New York banking regulations reinforce these obligations. The New York State Department of Financial Services (NYDFS) requires financial institutions to provide written explanations if a claim is denied, including the evidence used in the determination. If a financial institution fails to comply with these requirements, account holders may file complaints with the NYDFS, which has the authority to impose penalties or require corrective action. Banks engaging in bad faith practices—such as unreasonably delaying investigations or improperly denying legitimate claims—may also face legal action under New York General Business Law 349.

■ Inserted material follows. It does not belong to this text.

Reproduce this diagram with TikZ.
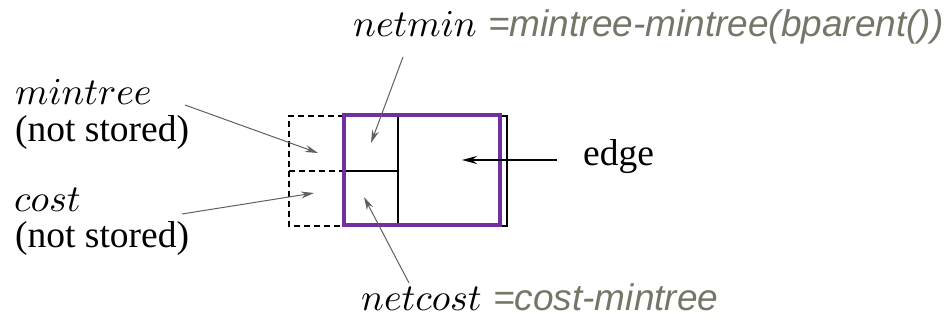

When an accountholder disputes an unauthorized withdrawal, they are entitled to specific legal protections. Banks cannot simply reject a claim without conducting a thorough review, and consumers have the right to challenge a denial. Under Regulation E, if a bank determines that the transaction was authorized, it must provide the customer with a written explanation of its findings. If the account holder disagrees, they can request documentation supporting the bank’s conclusion.
In New York, consumers can escalate disputes beyond the bank’s internal review by filing complaints with the NYDFS or seeking legal recourse through small claims court or civil litigation. If the amount in dispute is $10,000 or less, small claims court provides an efficient way for consumers to pursue recovery without extensive legal proceedings. For larger claims or cases involving systemic bank misconduct, affected individuals may consider filing a lawsuit under breach of contract or negligence theories.
Additionally, federal law allows consumers to report violations of the EFTA to the Consumer Financial Protection Bureau (CFPB), which has the authority to investigate banks and impose sanctions for noncompliance.